Source code of charts
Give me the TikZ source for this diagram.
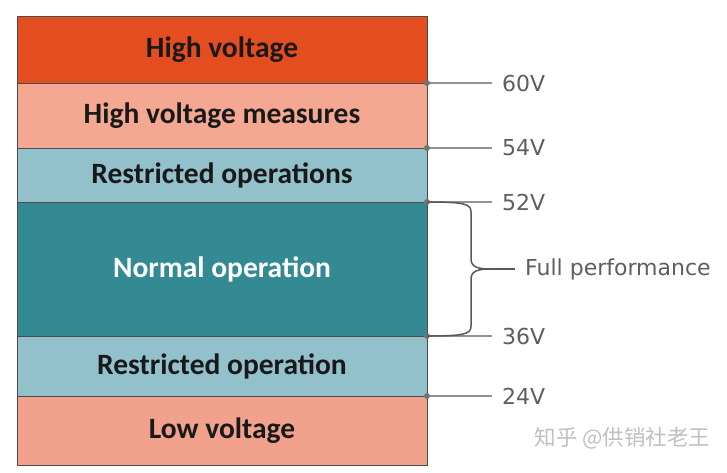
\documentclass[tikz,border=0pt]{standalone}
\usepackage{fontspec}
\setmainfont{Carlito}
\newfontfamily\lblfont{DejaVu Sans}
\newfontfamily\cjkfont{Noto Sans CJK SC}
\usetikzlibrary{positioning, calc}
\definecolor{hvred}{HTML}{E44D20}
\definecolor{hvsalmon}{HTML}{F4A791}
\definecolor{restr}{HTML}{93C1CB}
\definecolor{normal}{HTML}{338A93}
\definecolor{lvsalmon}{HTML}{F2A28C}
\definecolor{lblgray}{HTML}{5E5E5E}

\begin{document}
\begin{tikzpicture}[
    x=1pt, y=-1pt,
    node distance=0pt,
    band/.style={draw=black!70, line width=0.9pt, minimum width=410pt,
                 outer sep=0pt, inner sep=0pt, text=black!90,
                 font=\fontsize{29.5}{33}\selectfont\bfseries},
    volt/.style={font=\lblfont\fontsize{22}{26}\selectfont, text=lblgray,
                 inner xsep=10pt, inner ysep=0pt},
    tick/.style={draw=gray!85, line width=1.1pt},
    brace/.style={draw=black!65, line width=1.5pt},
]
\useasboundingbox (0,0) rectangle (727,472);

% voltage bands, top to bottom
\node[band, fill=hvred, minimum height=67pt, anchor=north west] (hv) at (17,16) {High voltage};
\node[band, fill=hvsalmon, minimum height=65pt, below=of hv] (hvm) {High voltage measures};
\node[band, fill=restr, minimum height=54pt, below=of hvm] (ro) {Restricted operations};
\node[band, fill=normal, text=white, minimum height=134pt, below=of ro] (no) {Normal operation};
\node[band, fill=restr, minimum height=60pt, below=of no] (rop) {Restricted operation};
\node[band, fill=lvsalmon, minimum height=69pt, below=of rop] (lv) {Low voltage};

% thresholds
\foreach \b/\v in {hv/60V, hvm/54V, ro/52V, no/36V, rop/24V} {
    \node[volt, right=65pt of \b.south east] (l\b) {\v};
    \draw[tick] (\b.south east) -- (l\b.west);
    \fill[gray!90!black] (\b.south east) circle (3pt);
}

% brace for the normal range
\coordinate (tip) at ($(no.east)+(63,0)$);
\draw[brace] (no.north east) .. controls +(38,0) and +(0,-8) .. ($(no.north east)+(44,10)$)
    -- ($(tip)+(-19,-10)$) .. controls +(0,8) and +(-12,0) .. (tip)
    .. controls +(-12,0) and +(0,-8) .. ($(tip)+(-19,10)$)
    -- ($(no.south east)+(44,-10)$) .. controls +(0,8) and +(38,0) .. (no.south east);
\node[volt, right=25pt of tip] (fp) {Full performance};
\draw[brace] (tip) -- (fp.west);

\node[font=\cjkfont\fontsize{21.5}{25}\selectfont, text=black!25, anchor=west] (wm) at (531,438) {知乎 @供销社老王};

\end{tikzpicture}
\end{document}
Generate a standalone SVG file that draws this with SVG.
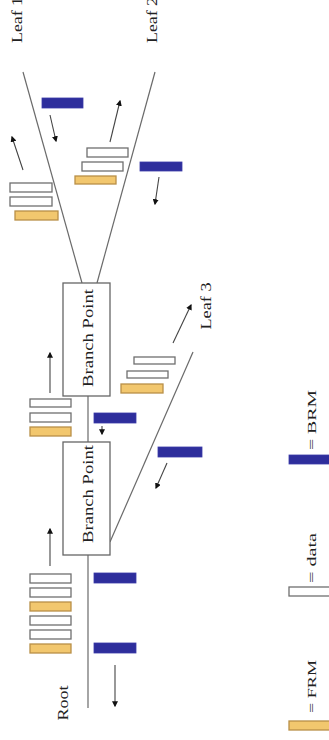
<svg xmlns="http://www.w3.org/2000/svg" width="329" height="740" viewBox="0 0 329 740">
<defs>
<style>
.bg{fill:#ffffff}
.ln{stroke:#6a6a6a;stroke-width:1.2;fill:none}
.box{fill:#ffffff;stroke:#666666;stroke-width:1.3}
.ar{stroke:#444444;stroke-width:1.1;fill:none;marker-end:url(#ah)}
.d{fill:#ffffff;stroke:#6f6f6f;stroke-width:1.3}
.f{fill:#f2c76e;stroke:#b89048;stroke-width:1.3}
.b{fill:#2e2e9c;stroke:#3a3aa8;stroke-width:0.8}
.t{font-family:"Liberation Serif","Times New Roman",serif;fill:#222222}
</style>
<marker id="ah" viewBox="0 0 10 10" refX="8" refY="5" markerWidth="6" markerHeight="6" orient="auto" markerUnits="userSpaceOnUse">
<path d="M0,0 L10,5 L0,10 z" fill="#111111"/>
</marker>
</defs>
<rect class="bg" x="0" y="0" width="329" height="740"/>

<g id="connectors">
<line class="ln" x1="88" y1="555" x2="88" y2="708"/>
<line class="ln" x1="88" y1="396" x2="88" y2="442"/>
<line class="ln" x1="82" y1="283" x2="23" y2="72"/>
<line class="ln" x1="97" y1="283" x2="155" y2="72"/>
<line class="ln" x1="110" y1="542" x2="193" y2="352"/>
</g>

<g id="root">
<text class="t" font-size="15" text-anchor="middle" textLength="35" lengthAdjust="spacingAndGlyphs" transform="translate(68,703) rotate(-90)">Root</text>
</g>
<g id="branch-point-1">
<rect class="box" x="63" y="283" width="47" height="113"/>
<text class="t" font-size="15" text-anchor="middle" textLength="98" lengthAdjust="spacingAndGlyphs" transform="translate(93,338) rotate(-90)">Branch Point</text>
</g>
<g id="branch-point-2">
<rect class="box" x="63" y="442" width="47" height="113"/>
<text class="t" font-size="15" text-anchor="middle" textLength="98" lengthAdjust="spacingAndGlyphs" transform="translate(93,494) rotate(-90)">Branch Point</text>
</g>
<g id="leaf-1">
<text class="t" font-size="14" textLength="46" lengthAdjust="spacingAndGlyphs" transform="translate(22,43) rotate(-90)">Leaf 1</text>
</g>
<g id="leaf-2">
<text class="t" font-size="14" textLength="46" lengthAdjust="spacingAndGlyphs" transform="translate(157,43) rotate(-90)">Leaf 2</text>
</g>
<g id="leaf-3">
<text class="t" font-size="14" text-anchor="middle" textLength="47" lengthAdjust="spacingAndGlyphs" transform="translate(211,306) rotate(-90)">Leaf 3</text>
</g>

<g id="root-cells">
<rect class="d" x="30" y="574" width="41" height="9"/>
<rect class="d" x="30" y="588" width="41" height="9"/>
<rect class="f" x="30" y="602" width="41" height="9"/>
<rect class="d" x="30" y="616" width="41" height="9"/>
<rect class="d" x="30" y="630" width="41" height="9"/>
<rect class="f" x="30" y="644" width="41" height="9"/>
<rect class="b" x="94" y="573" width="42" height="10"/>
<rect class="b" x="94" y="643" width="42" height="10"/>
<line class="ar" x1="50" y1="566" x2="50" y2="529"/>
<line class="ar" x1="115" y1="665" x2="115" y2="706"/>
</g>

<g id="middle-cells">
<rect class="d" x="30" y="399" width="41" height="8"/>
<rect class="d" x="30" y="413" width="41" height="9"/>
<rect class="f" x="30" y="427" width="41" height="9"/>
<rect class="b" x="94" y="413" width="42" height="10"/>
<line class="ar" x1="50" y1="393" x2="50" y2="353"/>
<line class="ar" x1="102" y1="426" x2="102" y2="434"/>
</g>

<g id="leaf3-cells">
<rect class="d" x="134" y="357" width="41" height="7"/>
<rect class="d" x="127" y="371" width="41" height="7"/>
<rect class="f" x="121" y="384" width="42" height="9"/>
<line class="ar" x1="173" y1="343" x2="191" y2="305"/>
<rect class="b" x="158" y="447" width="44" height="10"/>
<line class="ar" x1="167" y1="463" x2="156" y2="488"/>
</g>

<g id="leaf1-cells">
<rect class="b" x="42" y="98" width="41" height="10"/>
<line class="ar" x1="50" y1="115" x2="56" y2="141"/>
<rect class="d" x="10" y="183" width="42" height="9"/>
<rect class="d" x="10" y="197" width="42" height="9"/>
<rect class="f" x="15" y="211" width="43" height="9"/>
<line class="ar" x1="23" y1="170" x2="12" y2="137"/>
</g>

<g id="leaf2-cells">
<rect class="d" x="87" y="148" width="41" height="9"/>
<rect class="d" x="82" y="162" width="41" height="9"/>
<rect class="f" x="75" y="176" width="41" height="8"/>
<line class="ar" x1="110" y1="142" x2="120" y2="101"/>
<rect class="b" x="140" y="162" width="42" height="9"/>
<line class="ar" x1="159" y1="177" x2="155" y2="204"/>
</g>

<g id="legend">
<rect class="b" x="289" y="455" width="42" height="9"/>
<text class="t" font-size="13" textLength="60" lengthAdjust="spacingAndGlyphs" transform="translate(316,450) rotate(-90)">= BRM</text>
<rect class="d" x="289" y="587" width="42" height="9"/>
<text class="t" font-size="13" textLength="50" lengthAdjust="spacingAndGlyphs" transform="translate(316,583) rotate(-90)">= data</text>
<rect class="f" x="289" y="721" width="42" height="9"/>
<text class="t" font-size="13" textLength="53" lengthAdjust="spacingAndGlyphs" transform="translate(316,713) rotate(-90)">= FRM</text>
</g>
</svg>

### [WHAT TO DO]
Without the pictures, repeat the entries above line by line, from the first through the one that contains "(0,0) rectangle (727,472);", both ends included.

### [TASK OUTPUT]
Give me the TikZ source for this diagram.
\documentclass[tikz,border=0pt]{standalone}
\usepackage{fontspec}
\setmainfont{Carlito}
\newfontfamily\lblfont{DejaVu Sans}
\newfontfamily\cjkfont{Noto Sans CJK SC}
\usetikzlibrary{positioning, calc}
\definecolor{hvred}{HTML}{E44D20}
\definecolor{hvsalmon}{HTML}{F4A791}
\definecolor{restr}{HTML}{93C1CB}
\definecolor{normal}{HTML}{338A93}
\definecolor{lvsalmon}{HTML}{F2A28C}
\definecolor{lblgray}{HTML}{5E5E5E}

\begin{document}
\begin{tikzpicture}[
    x=1pt, y=-1pt,
    node distance=0pt,
    band/.style={draw=black!70, line width=0.9pt, minimum width=410pt,
                 outer sep=0pt, inner sep=0pt, text=black!90,
                 font=\fontsize{29.5}{33}\selectfont\bfseries},
    volt/.style={font=\lblfont\fontsize{22}{26}\selectfont, text=lblgray,
                 inner xsep=10pt, inner ysep=0pt},
    tick/.style={draw=gray!85, line width=1.1pt},
    brace/.style={draw=black!65, line width=1.5pt},
]
\useasboundingbox (0,0) rectangle (727,472);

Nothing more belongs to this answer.